Exercise task – Repeat, exactly and completely, the material that follows. Omit the pictures.
>>>
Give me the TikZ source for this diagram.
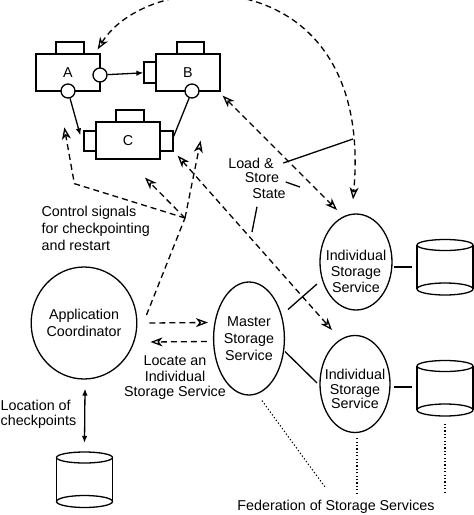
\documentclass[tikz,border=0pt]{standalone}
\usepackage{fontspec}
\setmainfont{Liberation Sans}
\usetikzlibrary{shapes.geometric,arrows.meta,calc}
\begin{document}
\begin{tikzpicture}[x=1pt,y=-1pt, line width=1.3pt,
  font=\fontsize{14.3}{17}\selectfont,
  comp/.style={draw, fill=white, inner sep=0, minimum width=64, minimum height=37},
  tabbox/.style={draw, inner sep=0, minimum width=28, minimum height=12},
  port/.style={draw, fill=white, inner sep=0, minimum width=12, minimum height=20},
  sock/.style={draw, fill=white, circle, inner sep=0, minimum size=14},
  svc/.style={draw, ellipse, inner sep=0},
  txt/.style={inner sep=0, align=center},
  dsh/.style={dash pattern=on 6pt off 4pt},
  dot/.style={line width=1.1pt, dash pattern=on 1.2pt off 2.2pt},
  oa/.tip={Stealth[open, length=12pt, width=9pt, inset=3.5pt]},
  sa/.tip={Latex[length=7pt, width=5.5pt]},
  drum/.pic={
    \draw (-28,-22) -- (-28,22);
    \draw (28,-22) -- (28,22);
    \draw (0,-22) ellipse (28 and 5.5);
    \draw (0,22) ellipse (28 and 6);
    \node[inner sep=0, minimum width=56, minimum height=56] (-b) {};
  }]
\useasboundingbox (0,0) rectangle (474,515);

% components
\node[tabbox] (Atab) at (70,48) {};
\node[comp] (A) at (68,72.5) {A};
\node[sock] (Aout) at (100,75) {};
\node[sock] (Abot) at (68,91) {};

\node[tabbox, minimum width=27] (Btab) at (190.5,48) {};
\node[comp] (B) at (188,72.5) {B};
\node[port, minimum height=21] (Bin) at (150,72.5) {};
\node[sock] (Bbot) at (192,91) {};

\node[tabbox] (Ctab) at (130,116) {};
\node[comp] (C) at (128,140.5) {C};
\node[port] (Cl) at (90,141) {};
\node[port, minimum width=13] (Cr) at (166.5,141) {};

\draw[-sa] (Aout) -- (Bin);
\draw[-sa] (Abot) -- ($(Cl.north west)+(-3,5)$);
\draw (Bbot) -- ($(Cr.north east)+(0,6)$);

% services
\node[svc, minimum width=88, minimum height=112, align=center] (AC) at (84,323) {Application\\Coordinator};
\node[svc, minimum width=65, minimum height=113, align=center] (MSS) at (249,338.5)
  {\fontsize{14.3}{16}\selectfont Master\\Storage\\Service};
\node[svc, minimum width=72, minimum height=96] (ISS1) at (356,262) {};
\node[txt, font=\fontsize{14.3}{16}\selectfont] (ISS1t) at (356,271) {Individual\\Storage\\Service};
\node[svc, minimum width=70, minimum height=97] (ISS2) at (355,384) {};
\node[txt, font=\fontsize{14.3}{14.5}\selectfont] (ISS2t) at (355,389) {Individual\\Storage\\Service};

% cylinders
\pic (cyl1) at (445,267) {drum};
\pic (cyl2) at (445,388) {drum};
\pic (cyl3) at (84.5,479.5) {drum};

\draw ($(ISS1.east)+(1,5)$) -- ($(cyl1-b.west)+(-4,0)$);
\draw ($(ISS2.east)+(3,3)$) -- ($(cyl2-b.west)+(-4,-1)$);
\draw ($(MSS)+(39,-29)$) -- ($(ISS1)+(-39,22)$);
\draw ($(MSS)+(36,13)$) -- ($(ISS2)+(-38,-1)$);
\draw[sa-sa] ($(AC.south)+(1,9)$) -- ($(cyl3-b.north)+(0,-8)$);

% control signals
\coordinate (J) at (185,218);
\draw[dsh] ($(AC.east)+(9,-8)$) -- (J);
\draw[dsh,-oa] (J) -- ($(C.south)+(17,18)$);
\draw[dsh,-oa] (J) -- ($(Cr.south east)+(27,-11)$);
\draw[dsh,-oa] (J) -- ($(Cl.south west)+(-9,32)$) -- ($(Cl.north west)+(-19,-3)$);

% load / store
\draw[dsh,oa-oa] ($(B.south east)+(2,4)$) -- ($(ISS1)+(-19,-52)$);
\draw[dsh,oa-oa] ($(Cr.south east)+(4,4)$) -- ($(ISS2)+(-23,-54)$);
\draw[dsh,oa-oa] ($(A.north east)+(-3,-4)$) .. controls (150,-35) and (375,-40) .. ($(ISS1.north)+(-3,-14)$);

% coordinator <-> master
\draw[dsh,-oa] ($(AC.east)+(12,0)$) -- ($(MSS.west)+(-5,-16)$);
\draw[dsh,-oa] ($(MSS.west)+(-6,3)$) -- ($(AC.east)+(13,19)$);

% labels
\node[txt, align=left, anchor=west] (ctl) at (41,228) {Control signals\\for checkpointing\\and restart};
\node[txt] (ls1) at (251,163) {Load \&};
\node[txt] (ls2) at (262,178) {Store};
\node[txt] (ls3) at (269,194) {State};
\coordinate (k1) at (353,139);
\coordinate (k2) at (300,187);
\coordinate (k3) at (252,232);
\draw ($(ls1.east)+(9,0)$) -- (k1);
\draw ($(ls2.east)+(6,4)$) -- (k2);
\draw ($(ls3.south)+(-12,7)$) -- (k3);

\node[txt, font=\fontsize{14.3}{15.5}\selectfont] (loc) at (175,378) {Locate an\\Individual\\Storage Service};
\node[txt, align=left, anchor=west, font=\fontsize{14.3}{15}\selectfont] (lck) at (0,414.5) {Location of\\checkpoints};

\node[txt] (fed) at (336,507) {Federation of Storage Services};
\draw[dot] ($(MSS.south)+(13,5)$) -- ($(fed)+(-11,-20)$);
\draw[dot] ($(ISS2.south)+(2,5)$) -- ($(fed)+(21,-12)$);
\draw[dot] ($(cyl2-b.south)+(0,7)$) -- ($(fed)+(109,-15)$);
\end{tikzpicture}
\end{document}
<<<
Finished task –
Give me the TikZ source for this diagram.
\documentclass[tikz,border=0pt]{standalone}
\usepackage{fontspec}
\setmainfont{Liberation Sans}
\usetikzlibrary{shapes.geometric,arrows.meta,calc}
\begin{document}
\begin{tikzpicture}[x=1pt,y=-1pt, line width=1.3pt,
  font=\fontsize{14.3}{17}\selectfont,
  comp/.style={draw, fill=white, inner sep=0, minimum width=64, minimum height=37},
  tabbox/.style={draw, inner sep=0, minimum width=28, minimum height=12},
  port/.style={draw, fill=white, inner sep=0, minimum width=12, minimum height=20},
  sock/.style={draw, fill=white, circle, inner sep=0, minimum size=14},
  svc/.style={draw, ellipse, inner sep=0},
  txt/.style={inner sep=0, align=center},
  dsh/.style={dash pattern=on 6pt off 4pt},
  dot/.style={line width=1.1pt, dash pattern=on 1.2pt off 2.2pt},
  oa/.tip={Stealth[open, length=12pt, width=9pt, inset=3.5pt]},
  sa/.tip={Latex[length=7pt, width=5.5pt]},
  drum/.pic={
    \draw (-28,-22) -- (-28,22);
    \draw (28,-22) -- (28,22);
    \draw (0,-22) ellipse (28 and 5.5);
    \draw (0,22) ellipse (28 and 6);
    \node[inner sep=0, minimum width=56, minimum height=56] (-b) {};
  }]
\useasboundingbox (0,0) rectangle (474,515);

% components
\node[tabbox] (Atab) at (70,48) {};
\node[comp] (A) at (68,72.5) {A};
\node[sock] (Aout) at (100,75) {};
\node[sock] (Abot) at (68,91) {};

\node[tabbox, minimum width=27] (Btab) at (190.5,48) {};
\node[comp] (B) at (188,72.5) {B};
\node[port, minimum height=21] (Bin) at (150,72.5) {};
\node[sock] (Bbot) at (192,91) {};

\node[tabbox] (Ctab) at (130,116) {};
\node[comp] (C) at (128,140.5) {C};
\node[port] (Cl) at (90,141) {};
\node[port, minimum width=13] (Cr) at (166.5,141) {};

\draw[-sa] (Aout) -- (Bin);
\draw[-sa] (Abot) -- ($(Cl.north west)+(-3,5)$);
\draw (Bbot) -- ($(Cr.north east)+(0,6)$);

% services
\node[svc, minimum width=88, minimum height=112, align=center] (AC) at (84,323) {Application\\Coordinator};
\node[svc, minimum width=65, minimum height=113, align=center] (MSS) at (249,338.5)
  {\fontsize{14.3}{16}\selectfont Master\\Storage\\Service};
\node[svc, minimum width=72, minimum height=96] (ISS1) at (356,262) {};
\node[txt, font=\fontsize{14.3}{16}\selectfont] (ISS1t) at (356,271) {Individual\\Storage\\Service};
\node[svc, minimum width=70, minimum height=97] (ISS2) at (355,384) {};
\node[txt, font=\fontsize{14.3}{14.5}\selectfont] (ISS2t) at (355,389) {Individual\\Storage\\Service};

% cylinders
\pic (cyl1) at (445,267) {drum};
\pic (cyl2) at (445,388) {drum};
\pic (cyl3) at (84.5,479.5) {drum};

\draw ($(ISS1.east)+(1,5)$) -- ($(cyl1-b.west)+(-4,0)$);
\draw ($(ISS2.east)+(3,3)$) -- ($(cyl2-b.west)+(-4,-1)$);
\draw ($(MSS)+(39,-29)$) -- ($(ISS1)+(-39,22)$);
\draw ($(MSS)+(36,13)$) -- ($(ISS2)+(-38,-1)$);
\draw[sa-sa] ($(AC.south)+(1,9)$) -- ($(cyl3-b.north)+(0,-8)$);

% control signals
\coordinate (J) at (185,218);
\draw[dsh] ($(AC.east)+(9,-8)$) -- (J);
\draw[dsh,-oa] (J) -- ($(C.south)+(17,18)$);
\draw[dsh,-oa] (J) -- ($(Cr.south east)+(27,-11)$);
\draw[dsh,-oa] (J) -- ($(Cl.south west)+(-9,32)$) -- ($(Cl.north west)+(-19,-3)$);

% load / store
\draw[dsh,oa-oa] ($(B.south east)+(2,4)$) -- ($(ISS1)+(-19,-52)$);
\draw[dsh,oa-oa] ($(Cr.south east)+(4,4)$) -- ($(ISS2)+(-23,-54)$);
\draw[dsh,oa-oa] ($(A.north east)+(-3,-4)$) .. controls (150,-35) and (375,-40) .. ($(ISS1.north)+(-3,-14)$);

% coordinator <-> master
\draw[dsh,-oa] ($(AC.east)+(12,0)$) -- ($(MSS.west)+(-5,-16)$);
\draw[dsh,-oa] ($(MSS.west)+(-6,3)$) -- ($(AC.east)+(13,19)$);

% labels
\node[txt, align=left, anchor=west] (ctl) at (41,228) {Control signals\\for checkpointing\\and restart};
\node[txt] (ls1) at (251,163) {Load \&};
\node[txt] (ls2) at (262,178) {Store};
\node[txt] (ls3) at (269,194) {State};
\coordinate (k1) at (353,139);
\coordinate (k2) at (300,187);
\coordinate (k3) at (252,232);
\draw ($(ls1.east)+(9,0)$) -- (k1);
\draw ($(ls2.east)+(6,4)$) -- (k2);
\draw ($(ls3.south)+(-12,7)$) -- (k3);

\node[txt, font=\fontsize{14.3}{15.5}\selectfont] (loc) at (175,378) {Locate an\\Individual\\Storage Service};
\node[txt, align=left, anchor=west, font=\fontsize{14.3}{15}\selectfont] (lck) at (0,414.5) {Location of\\checkpoints};

\node[txt] (fed) at (336,507) {Federation of Storage Services};
\draw[dot] ($(MSS.south)+(13,5)$) -- ($(fed)+(-11,-20)$);
\draw[dot] ($(ISS2.south)+(2,5)$) -- ($(fed)+(21,-12)$);
\draw[dot] ($(cyl2-b.south)+(0,7)$) -- ($(fed)+(109,-15)$);
\end{tikzpicture}
\end{document}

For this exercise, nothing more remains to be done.